Dictionary of Banking Terms:

Dictionary of Banking Terms is providing thousands of terms and definitions to help you learn more about banking, banking practices, laws, and regulations.

Annual Percentage Rate (APR) - The cost of credit expressed as an annual rate. APR is a percentage that is calculated on the basis of the amount financed, the finance charges, and the term of the loan.

Balance – In banking it refers to the amount of money in a specific account and in credit it refers to the amount owed.

Bond –Bonds are IOUs issued by a corporation, the U.S. Government, or a city. It is held by the lender as receipt that the business or institution has borrowed a specific amount of money. All bonds pay an annual interest and are payable in full at a specific date written on the bond.

Bounced check -A check that a bank has refused to cash or pay because the account holder does not have sufficient funds to cover it in their account.

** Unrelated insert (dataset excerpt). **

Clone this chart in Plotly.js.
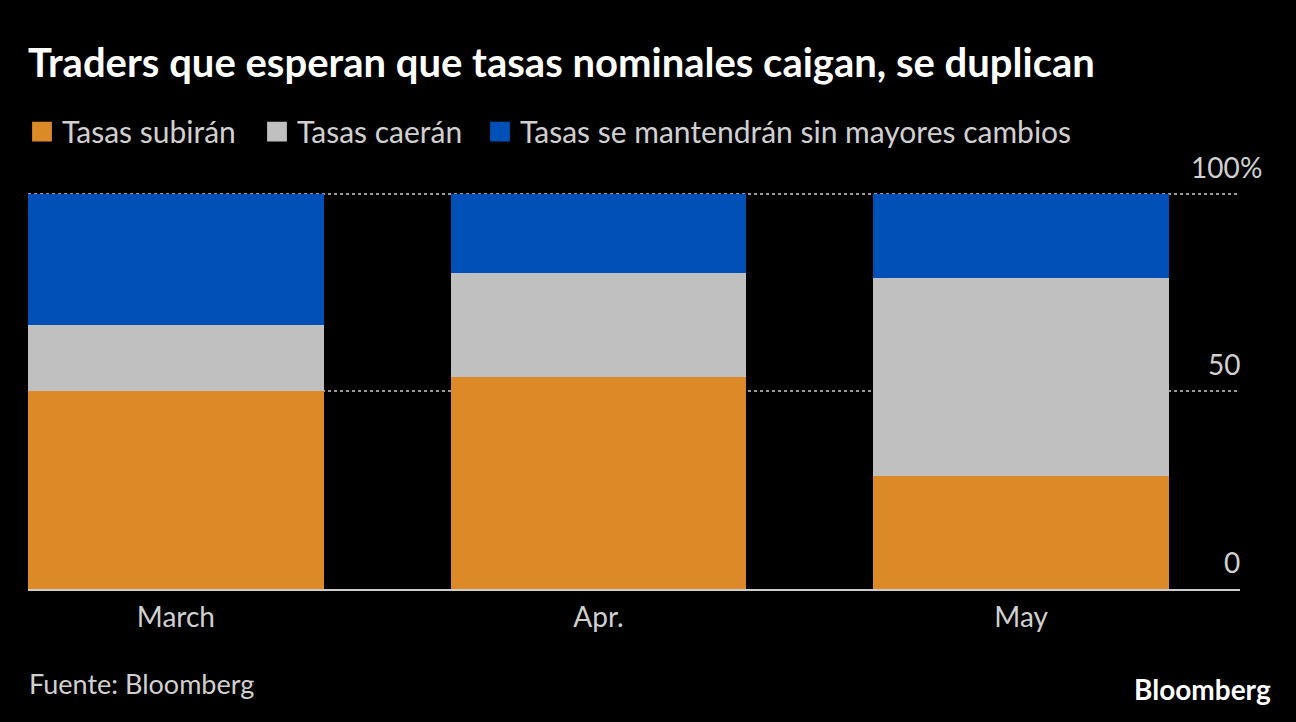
<!DOCTYPE html>
<html>
<head>
<meta charset="utf-8">
<script src="https://cdn.plot.ly/plotly-3.0.1.min.js"></script>
<style>
  html, body { margin: 0; padding: 0; background: #000; }
  #chart { width: 1296px; height: 722px; }
</style>
</head>
<body>
<div id="chart"></div>
<script>
const categories = ["March", "Apr.", "May"];
const seriesNames = ["Tasas subirán", "Tasas caerán", "Tasas se mantendrán sin mayores cambios"];
const subiran = [50, 53.6, 28.6];
const caeran = [16.7, 26.4, 50];
const mantendran = [33.3, 20, 21.4];
const seriesColors = ["#DB8A27", "#C0C0C0", "#0050B8"];
const yTickVals = [0, 50, 100];
const yTickText = ["0", "50", "100"];
const titleText = "Traders que esperan que tasas nominales caigan, se duplican";
const sourceText = "Fuente: Bloomberg";
const brandText = "Bloomberg";

const legendIds = ["legend", "legend2", "legend3"];
const values = [subiran, caeran, mantendran];
const traces = values.map((v, i) => ({
  type: "bar",
  name: seriesNames[i],
  x: categories,
  y: v,
  width: 0.7,
  legend: legendIds[i],
  marker: { color: seriesColors[i], line: { width: 0 } },
  hoverinfo: "skip"
}));

const fontFam = "Lato, 'Noto Sans', sans-serif";
const txtColor = "#d0d0d0";

const W = 1296, H = 722;
const mL = 28, mR = 56, mT = 191.5, mB = 132.5;
const plotW = W - mL - mR;
const plotH = H - mT - mB;
const px2x = px => (px - mL) / plotW;
const py2y = py => (H - mB - py) / plotH;

const legendLefts = [22, 257, 480];
function legendCfg(i) {
  return {
    orientation: "h",
    x: px2x(legendLefts[i]), xanchor: "left",
    y: py2y(131), yanchor: "middle",
    font: { family: fontFam, size: 30, color: txtColor },
    itemclick: false, itemdoubleclick: false,
    bgcolor: "rgba(0,0,0,0)"
  };
}

const layout = {
  width: W,
  height: H,
  paper_bgcolor: "#000",
  plot_bgcolor: "#000",
  barmode: "stack",
  margin: { l: mL, r: mR, t: mT, b: mB },
  showlegend: true,
  legend: legendCfg(0),
  legend2: legendCfg(1),
  legend3: legendCfg(2),
  title: {
    text: "<b>" + titleText + "</b>",
    x: 0, xanchor: "left", xref: "paper",
    y: 1 - 63 / H, yref: "container", yanchor: "middle",
    font: { family: fontFam, size: 40, color: "#ffffff" }
  },
  xaxis: {
    type: "category",
    range: [-0.35, 2.518],
    showgrid: false,
    zeroline: false,
    showline: true,
    linecolor: "#cccccc",
    linewidth: 2,
    ticks: "",
    ticklabelstandoff: 2,
    tickfont: { family: fontFam, size: 28, color: txtColor },
    fixedrange: true
  },
  yaxis: {
    range: [0, 100.4],
    side: "right",
    tickvals: yTickVals,
    showticklabels: false,
    ticks: "",
    showgrid: true,
    gridcolor: "#999999",
    griddash: "dot",
    gridwidth: 2,
    zeroline: false,
    showline: false,
    fixedrange: true
  },
  annotations: []
};

// y tick labels from the arrays, placed above their gridlines, right-aligned at the plot edge
yTickVals.forEach((v, i) => {
  layout.annotations.push({
    text: yTickText[i], xref: "paper", yref: "y", x: 1, y: v,
    xanchor: "right", yanchor: "middle", yshift: 27, xshift: 2,
    showarrow: false,
    font: { family: fontFam, size: 28, color: txtColor }
  });
});
layout.annotations.push({
  text: "%", xref: "paper", yref: "y", x: 1, y: 100,
  xanchor: "left", yanchor: "middle", yshift: 27, xshift: -2,
  showarrow: false,
  font: { family: fontFam, size: 28, color: txtColor }
});
layout.annotations.push({
  text: sourceText, xref: "paper", yref: "paper",
  x: px2x(27), y: py2y(684), xanchor: "left", yanchor: "middle",
  showarrow: false,
  font: { family: fontFam, size: 27, color: txtColor }
});
layout.annotations.push({
  text: "<b>" + brandText + "</b>", xref: "paper", yref: "paper",
  x: px2x(1273), y: py2y(690), xanchor: "right", yanchor: "middle",
  showarrow: false,
  font: { family: fontFam, size: 28, color: "#ffffff" }
});

Plotly.newPlot("chart", traces, layout, { displayModeBar: false, staticPlot: true }).then(() => {
  document.querySelectorAll(".legendpoints path").forEach(p => {
    const t = p.getAttribute("transform") || "";
    p.setAttribute("transform", t + " scale(1.65)");
  });
});
</script>
</body>
</html>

Canceled check – Is a "used" check that has been paid and deducted from the account of the person who wrote the check. These have extra information on them from the bank and are usually mailed to the account holder each month with the statement, though many banks keep records that are available upon request. Canceled checks must be kept for reference and tax purposes.

Cashier's check - A check issued by a bank, drawn on its own funds rather than on the funds of its depositors.

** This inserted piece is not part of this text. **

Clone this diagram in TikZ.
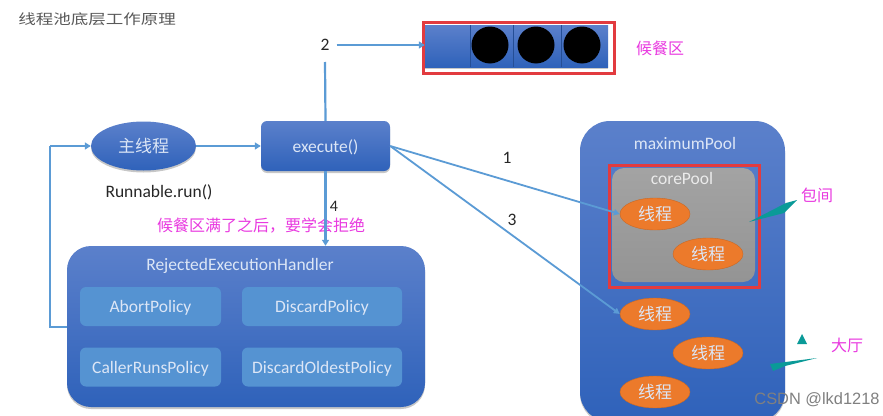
\documentclass[tikz,border=0pt]{standalone}
\usepackage{fontspec}
\setmainfont{Carlito}
\newfontfamily\cjk{Noto Sans CJK SC}
\usetikzlibrary{arrows.meta,shapes.geometric,shadows}
\definecolor{linkblue}{HTML}{5B9BD5}
\definecolor{bluetop}{HTML}{5B80CB}
\definecolor{bluebot}{HTML}{2F62BA}
\definecolor{subblue}{HTML}{5593D2}
\definecolor{orangeth}{HTML}{EC7A2B}
\definecolor{lightlabel}{HTML}{DCE6F6}
\definecolor{redframe}{HTML}{E23B3F}
\definecolor{pinklabel}{HTML}{E93AE0}
\definecolor{tealmark}{HTML}{0A9A98}
\tikzset{
  softshadow/.style={drop shadow={shadow xshift=0pt,shadow yshift=-2pt,opacity=.22,fill=black}},
  bluefill/.style={top color=bluetop,bottom color=bluebot,draw=none},
  blockbox/.style={bluefill,softshadow,rectangle,rounded corners=6pt,inner sep=0pt,text=lightlabel,text height=12pt,text depth=0pt,font=\fontsize{17.5}{18}\selectfont},
  policybox/.style={rectangle,rounded corners=6pt,fill=subblue,minimum width=#1,minimum height=39pt,inner sep=0pt,text=lightlabel,text height=12pt,text depth=0pt,font=\fontsize{17.5}{18}\selectfont},
  worker/.style={ellipse,fill=orangeth,draw=orangeth!85!black,line width=.4pt,minimum width=70pt,minimum height=32pt,inner sep=0pt,text=lightlabel,font=\cjk\fontsize{17}{17}\selectfont},
  frameboxr/.style={rectangle,draw=redframe,line width=3pt,fill=none,inner sep=0pt},
  link/.style={draw=linkblue,line width=2.2pt},
  linkarrow/.style={link,-{Triangle[length=6pt,width=7pt]}},
  thinarrow/.style={draw=linkblue,line width=1.8pt,-{Triangle[length=6pt,width=6pt]}},
  pinktext/.style={text=pinklabel,inner sep=0pt,font=\cjk\fontsize{16}{16}\selectfont},
  darktext/.style={text=black!85,inner sep=0pt,font=\fontsize{17.5}{18}\selectfont},
  headlabel/.style={text=lightlabel,inner sep=0pt,font=\fontsize{17.5}{18}\selectfont},
  token/.style={circle,fill=black,minimum size=37pt,inner sep=0pt},
  tealshape/.style={fill=tealmark,draw=none}
}
\begin{document}
\begin{tikzpicture}[x=1pt,y=-1pt]
\useasboundingbox (0,0) rectangle (883,415);
\clip (0,0) rectangle (883,415);
\fill[white] (0,0) rectangle (883,415);

\node[text=black!65,inner sep=0pt,font=\cjk\fontsize{17.5}{18}\selectfont,yscale=.8] (title) at (97,19) {线程池底层工作原理};

% queue
\node[rectangle,bluefill,softshadow,minimum width=183pt,minimum height=42pt,inner sep=0pt] (queue) at (516.5,46) {};
\draw[bluebot!80!black,line width=.6pt] (470,25) -- (470,67) (513,25) -- (513,67) (561,25) -- (561,67);
\node[token] (t1) at (490,45) {};
\node[token] (t2) at (536,45) {};
\node[token] (t3) at (582,45) {};
\node[frameboxr,minimum width=191pt,minimum height=51pt] (qframe) at (518.5,48) {};
\node[pinktext] (qlabel) at (660,48) {候餐区};

% main flow
\node[ellipse,bluefill,softshadow,minimum width=105pt,minimum height=49pt,inner sep=0pt,text=lightlabel,font=\cjk\fontsize{17}{17}\selectfont] (main) at (143.5,146) {主线程};
\node[blockbox,minimum width=129pt,minimum height=50pt] (exec) at (325.5,146) {execute()};
\node[darktext] (runnable) at (159,192) {Runnable.run()};
\node[darktext] (n2) at (325,45) {2};
\node[text=black!85,inner sep=0pt,font=\fontsize{16}{16}\selectfont] (n4) at (334,206) {4};
\node[darktext] (n1) at (507,158) {1};
\node[darktext] (n3) at (512,220) {3};
\node[pinktext] (reject) at (261,226) {候餐区满了之后，要学会拒绝};

% handler
\node[rectangle,bluefill,softshadow,rounded corners=24pt,minimum width=358pt,minimum height=161pt,inner sep=0pt] (handler) at (246,326.5) {};
\node[headlabel] (hlabel) at (240,266) {RejectedExecutionHandler};
\node[policybox=141pt] (abort) at (150.5,306.5) {AbortPolicy};
\node[policybox=160pt] (discard) at (322,306.5) {DiscardPolicy};
\node[policybox=141pt] (caller) at (150.5,367) {CallerRunsPolicy};
\node[policybox=160pt] (oldest) at (322,367) {DiscardOldestPolicy};

% maximum pool
\node[rectangle,bluefill,softshadow,rounded corners=30pt,minimum width=205pt,minimum height=301pt,inner sep=0pt] (maxpool) at (682.5,271.5) {};
\node[headlabel] (maxlabel) at (685,143) {maximumPool};
\node[rectangle,top color=black!36,bottom color=black!42,rounded corners=12pt,minimum width=143pt,minimum height=114pt,inner sep=0pt] (core) at (683.5,225) {};
\node[frameboxr,minimum width=150pt,minimum height=122pt] (cframe) at (684,226) {};
\node[headlabel,text=black!8] (corelabel) at (682,178) {corePool};
\node[worker] (w1) at (655,214) {线程};
\node[worker] (w2) at (708,254) {线程};
\node[worker] (w3) at (655,314) {线程};
\node[worker] (w4) at (708,353) {线程};
\node[worker] (w5) at (655,392) {线程};

% connectors
\draw[link] (n2.south |- 325,62) -- (exec.north);
\draw[linkarrow] (n2.east) ++(7,0) -- (queue.west |- n2.east);
\draw[linkarrow] (main.east) -- (exec.west);
\draw[linkarrow] (exec.south) -- (handler.north -| exec.south);
\coordinate (backcorner) at (50,327);
\coordinate (backtop) at (50,146);
\draw[link] (handler.west |- backcorner) -- (backcorner) -- (backtop);
\draw[linkarrow] (backtop) -- (main.west);
\draw[thinarrow] (exec.east) -- (w1.west);
\draw[thinarrow] (exec.east) -- (w3.west);

% annotations
\fill[tealshape] (749,222) -- (786,203) -- (797,200) -- (784,213) -- cycle;
\fill[tealshape] (770,364) -- (817,358) -- (785,366) -- (773,371) -- cycle;
\fill[tealshape] (797,344) -- (802,334) -- (807,344) -- cycle;
\node[pinktext] (pl1) at (817,195) {包间};
\node[pinktext] (pl2) at (847,345) {大厅};
\node[text=black!50,inner sep=0pt,font=\fontspec{Liberation Sans}\fontsize{16.4}{17}\selectfont] (mark) at (817,400) {CSDN @lkd1218};
\end{tikzpicture}
\end{document}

Certificate of Deposit (CD) -A savings account in which an individual promises to deposit the money for a set period of time, and for which the bank pays higher interest than a regular savings account.

Clear - A check is "cleared" when its amount is debited or deducted from the payer's account and credited or added to the payee's account.

Commercial bank – These are non-governmental financial institutions and are also called full-service banks because of the wide range of services they provide. Commercial banks also sell and redeem U.S. savings bonds.

Compound interest - Interest calculated on the original principal and on the interest already accrued.

Credit union – This is a member-owned financial institution, either state or federally chartered. Credit unions are often more competitive than banks and savings and loan associations because its nonprofit status makes its operating costs lower.

Endorse - To sign, as the payee, the back of a check before cashing, depositing, or giving it to someone else. The first endorsement must be made by the payee to authorize the transaction and later endorsements can be made by whoever receives the check.

Federal Reserve System - A governmental agency set up by the Congress to organize and regulate banking throughout the United States. The twelve reserve banks keep paper and currency reserves for affiliated banks.

Market economy – This is an economic system that permits an open exchange of goods and services between producers and consumers.

Overdraft - A check written for more money than is currently in the account. The check is said to have "bounced" if the bank refuses to cash the check.

Payee -An individual or company to whom a check is written; one who receives money as payment.

Payer -An individual or company who writes a check; one who gives money as payment.

Savings and Loan Association - State- or federally-chartered financial intermediary that accepts deposits from the public and invests those funds primarily in residential mortgage loans.

Service charge - A monthly fee a bank charges for handling a checking account.

Stop payment - A request made to a bank to not pay a specific check. If requested soon enough, the check will not be debited from the payer's account. The bank makes a nominal charge for this service.

Terms - The period of time and the interest rate agreed between creditor and debtor to repay a loan.